"Gung Hay Fat Choy"
"Gung Xi Fa Cai"

A young Asian man who roams the Orient on business for most of the year writes to me from time to time when he lights in one spot for an hour or two. I reckon he has himself a little laptop and must be one of those cute fellas sittin' around airports whiling away the time spent waiting for their departure flights by connecting with the whole world by means of a modem tapped into their cellular phones. Boy, the planet sure has changed since I was a young'un.   

I remember traversing the globe by strip roads and sea lanes instead of by air corridors. I used to carry my five-pound Olivetti Lettera 22 typewriter, which was about as big as a Styrofoam take-out box full of leftover cheese enchiladas, rice and beans from the dinner I didn't finish at the Mexican restaurant around the corner from the house. I packed that thing around for years, often slung in a knapsack on my back while I crossed Africa on my motor scooter, the Road Angel, or trekked up to Pokhara Valley in Nepal or went by launch through the waterways branching off the Amazon or tramp-steamered through the South Pacific isles. I reckon I, too, was connected to the world, but not exactly in the modern way.   

Still, I hanker for my old Olivetti even while I sit here peckin' away at my PC keyboard in traditional journalist style by means of the "Columbus system," namely, find the key and land on it. I ain't exactly what you call a touch typist although I do type and I am slightly touched, but not enough to realize that for all the new things that happen every day and for all the new electronic gadgets that make our lives easier in some ways and more complicated in others, some things don't change. And them things is what we call "people."   

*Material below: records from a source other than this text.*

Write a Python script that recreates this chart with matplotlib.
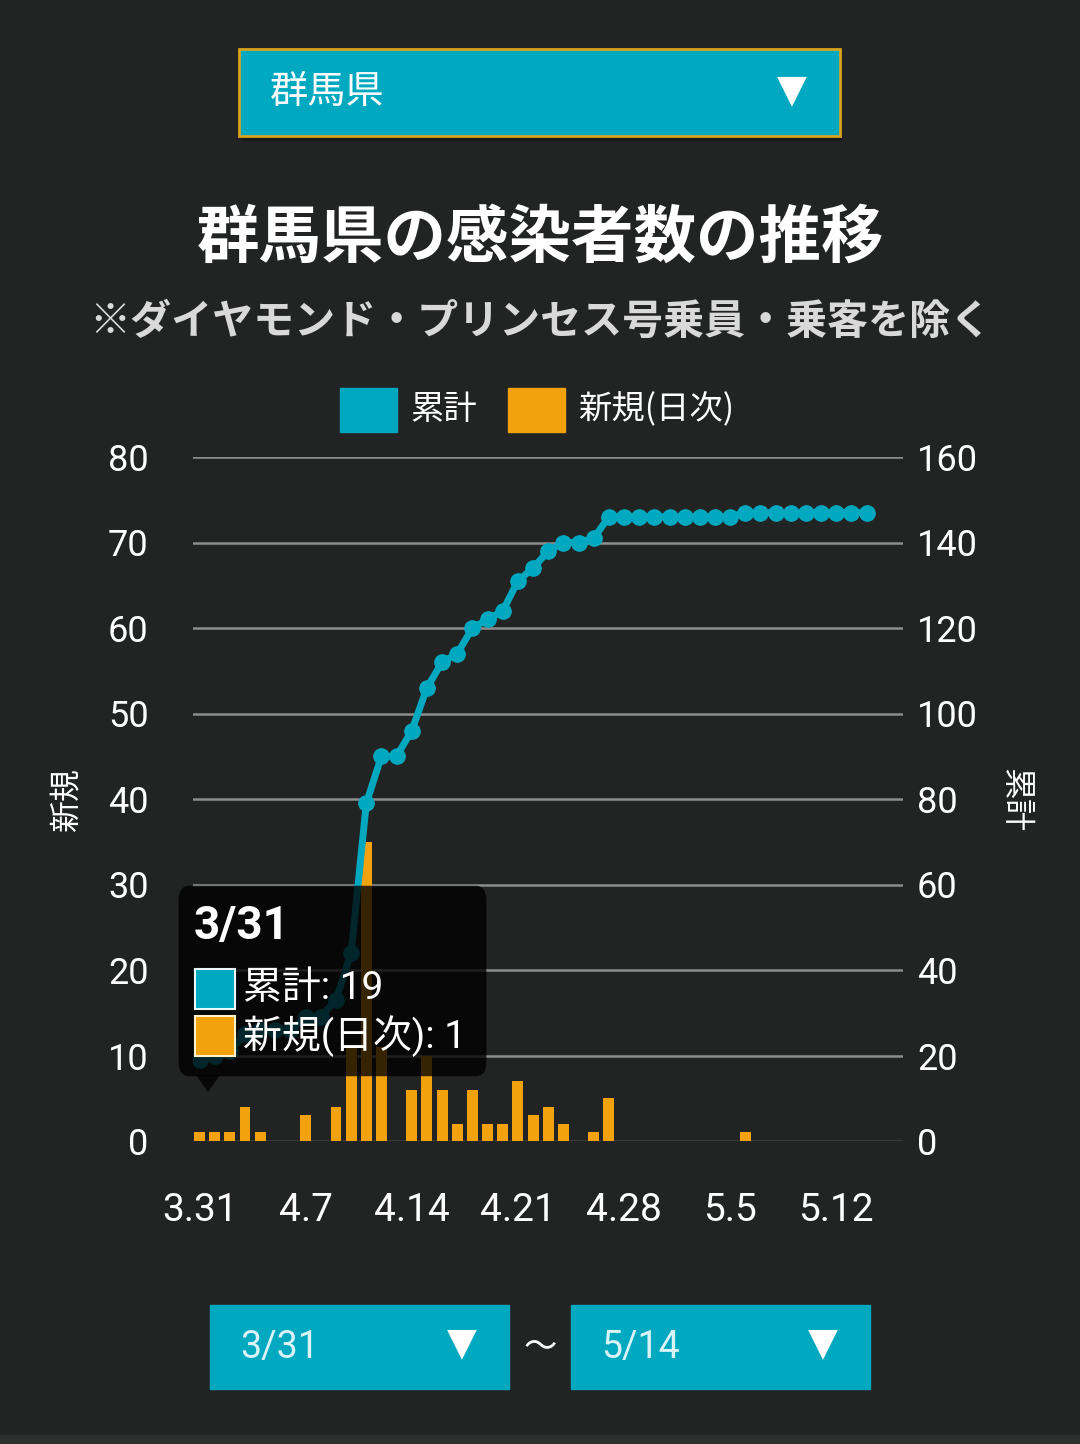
import matplotlib
matplotlib.use("Agg")
import matplotlib.pyplot as plt
from matplotlib.patches import Rectangle, FancyBboxPatch, Polygon

plt.rcParams['font.family'] = ['Roboto', 'Noto Sans CJK JP', 'DejaVu Sans']

# data: Gunma prefecture, 3/31 - 5/14
days = list(range(45))
new_cases = [1, 1, 1, 4, 1, 0, 0, 3, 0, 4,
             11, 35, 11, 0, 6, 10, 6, 2, 6, 2,
             2, 7, 3, 4, 2, 0, 1, 5, 0, 0,
             0, 0, 0, 0, 0, 0, 1, 0, 0, 0,
             0, 0, 0, 0, 0]
cumulative = [19, 20, 21, 25, 26, 26, 26, 29, 29, 33,
              44, 79, 90, 90, 96, 106, 112, 114, 120, 122,
              124, 131, 134, 138, 140, 140, 141, 146, 146, 146,
              146, 146, 146, 146, 146, 146, 147, 147, 147, 147,
              147, 147, 147, 147, 147]
tick_days = [0, 7, 14, 21, 28, 35, 42]
tick_labels = ['3.31', '4.7', '4.14', '4.21', '4.28', '5.5', '5.12']
left_ticks = [0, 10, 20, 30, 40, 50, 60, 70, 80]
right_ticks = [0, 20, 40, 60, 80, 100, 120, 140, 160]

BG = '#222423'
TEAL = '#00a8c0'
ORANGE = '#f2a20c'
W, H = 1080, 1444


def fx(x):
    return x / W


def fy(y):
    return 1 - y / H


fig = plt.figure(figsize=(10.8, 14.44), dpi=100, facecolor=BG)

# plot area in pixels: x 193..903, y 457..1141
ax = fig.add_axes([fx(193), fy(1141), (903 - 193) / W, (1141 - 457) / H])
ax.set_facecolor(BG)
ax2 = ax.twinx()

ax.bar(days, new_cases, width=0.72, color=ORANGE, zorder=2)
ax2.plot(days, cumulative, color=TEAL, lw=5, marker='o', ms=11, zorder=3)

ax.set_xlim(-0.43, 46.4)
ax.set_ylim(0, 80)
ax2.set_ylim(0, 160)
ax.set_yticks(left_ticks)
ax2.set_yticks(right_ticks)
ax.set_xticks(tick_days)
ax.set_xticklabels(tick_labels)

for t in left_ticks[1:]:
    ax.axhline(t, color='#8e8e8e', lw=1.8, zorder=1)
ax.axhline(0, color='#3c3e3d', lw=2, zorder=1)

for a in (ax, ax2):
    for s in a.spines.values():
        s.set_visible(False)
ax.tick_params(axis='x', length=0, pad=37, labelsize=28, labelcolor='white')
ax.tick_params(axis='y', length=0, pad=32, labelsize=26, labelcolor='white')
ax2.tick_params(axis='y', length=0, pad=10, labelsize=26, labelcolor='white')

# axis titles
fig.text(fx(68), fy(800), '新規', rotation=90, color='white', fontsize=23,
         ha='center', va='center', family=['Noto Sans CJK JP'])
fig.text(fx(1015), fy(800), '累計', rotation=270, color='white', fontsize=23,
         ha='center', va='center', family=['Noto Sans CJK JP'])

# legend
fig.add_artist(Rectangle((fx(340), fy(432)), 57 / W, 44 / H, color=TEAL))
fig.text(fx(410), fy(410), '累計', color='white', fontsize=24, va='center',
         family=['Noto Sans CJK JP'])
fig.add_artist(Rectangle((fx(508), fy(432)), 57 / W, 44 / H, color=ORANGE))
fig.text(fx(578), fy(410), '新規(日次)', color='white', fontsize=24, va='center',
         family=['Noto Sans CJK JP', 'DejaVu Sans'])

# titles
fig.text(0.5, fy(238), '群馬県の感染者数の推移', color='white', fontsize=45,
         fontweight='bold', ha='center', va='center', family=['Noto Sans CJK JP'])
fig.text(0.5, fy(322), '※ダイヤモンド・プリンセス号乗員・乗客を除く', color='#d9d9d9',
         fontsize=29.5, fontweight='bold', ha='center', va='center',
         family=['Noto Sans CJK JP'])

# prefecture dropdown
fig.add_artist(Rectangle((fx(241), fy(140)), 600 / W, 89 / H, color='#191a1a'))
fig.add_artist(Rectangle((fx(239), fy(136)), 601 / W, 87 / H, facecolor=TEAL,
                         edgecolor='#d9a21a', lw=2))
fig.text(fx(270), fy(93), '群馬県', color='white', fontsize=27.5, va='center',
         family=['Noto Sans CJK JP'])
fig.text(fx(792), fy(90), '▼', color='white', fontsize=28, ha='center',
         va='center', family=['DejaVu Sans'])

# date range dropdowns
for x0, label in ((210, '3/31'), (571, '5/14')):
    fig.add_artist(Rectangle((fx(x0), fy(1389)), 299 / W, 84 / H, color=TEAL))
    fig.text(fx(x0 + 30), fy(1347), label, color='#d8f4f8', fontsize=27,
             va='center')
    fig.text(fx(x0 + 252), fy(1343), '▼', color='white', fontsize=28,
             ha='center', va='center', family=['DejaVu Sans'])
fig.text(fx(540), fy(1347), '〜', color='white', fontsize=24, ha='center',
         va='center', family=['Noto Sans CJK JP'])
fig.add_artist(Rectangle((0, 0), 1, 9 / H, color='#2e302f'))

# tooltip
fig.add_artist(FancyBboxPatch((fx(184), fy(1069)), 297 / W, 176 / H,
                              boxstyle='round,pad=0.005,rounding_size=0.01',
                              facecolor='black', alpha=0.78, lw=0, zorder=5))
fig.add_artist(Polygon([(fx(196), fy(1075)), (fx(220), fy(1075)),
                        (fx(208), fy(1092))], closed=True,
                       facecolor='black', alpha=0.78, lw=0, zorder=5))
fig.text(fx(194), fy(926), '3/31', color='white', fontsize=33,
         fontweight='bold', va='center', zorder=6)
fig.add_artist(Rectangle((fx(195), fy(1009)), 40 / W, 40 / H, facecolor=TEAL,
                         edgecolor='#e8f8fa', lw=1.5, zorder=6))
fig.text(fx(243), fy(988), '累計: 19', color='white', fontsize=28,
         va='center', zorder=6)
fig.add_artist(Rectangle((fx(195), fy(1056)), 40 / W, 40 / H, facecolor=ORANGE,
                         edgecolor='#fff2c8', lw=1.5, zorder=6))
fig.text(fx(243), fy(1036), '新規(日次): 1', color='white', fontsize=28,
         va='center', zorder=6)

fig.savefig('out.png', dpi=100, facecolor=BG)
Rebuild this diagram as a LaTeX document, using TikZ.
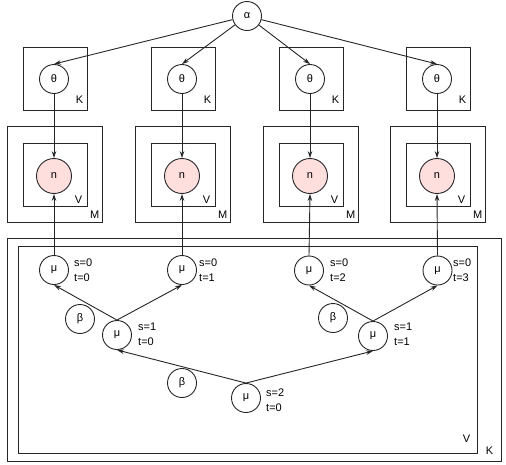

A prime example of this can be seen in my response to a recent letter from that young Chinese traveling man when he got back to his own country from a business trip to Tokyo and found his parents setting up a marriage for him in the old-fashioned way: by arrangement with the prospective bride's family without consulting the young people themselves. Trouble is, this handsome guy is strictly gay and more than that, he's a Foxy Kit, my term for the younger men of the Silver Fox Syndrome, which is to say the cute fellas who leap the generation gap to jump into the hearts and beds of us older men.   

Well, he beat the rap. This time, that is. His letter constituted a long and deep sigh of relief that he had managed to keep the matchmaking hounds at bay for the time being, and in celebration he sent a big Chinese New Year's hug to me. Gung Hay Fat Choy if you speak Cantonese, or Gong Xi Fa Cai if your language is Mandarin. It's all the same: Happy Chinese New Year of the Tiger!   

My letter back to him:   

My dear friend,  
I am so HAPPY to hear from you! I thought I would hear from you as soon as you got home. Well, Gung Hay Fat Choy or Gong Xi Fa Cai, as the case may be. May you meet many old tigers this year.   

Your family marriage problem reminds me of an old joke in Japan. Two lovers were having a drink at the Regent Bar in the Shinjuku District of Tokyo when one said, "I am leaving you. My mother says I have to get married." The other sat back in stunned surprise. "No," he said, "what about me? Have you told her you are gay?" The first nodded his head sadly. "Yes," he replied, "and she informed me that my father also is gay and that HE had to get married, too, because that is the way it is done in Japan."   

People will never change. We will never be accepted as a norm because it negates every social structure the world has ever known. The most we can hope for is to be allowed to live our lives in discretion. In that way the rabble-rousing gay liberationists are of great service to our unseen majority in every culture worldwide. Their noise makes it harder for society to persecute us in the more nefarious ways, but the subtler means of torture will abound forever. Man is not by nature a tolerant animal, or woman, either. Like the lioness, she is undoubtedly worse. If someday you must marry, keep her busy bearing children, but save a little of the sweetness on the side for some deserving old man like me.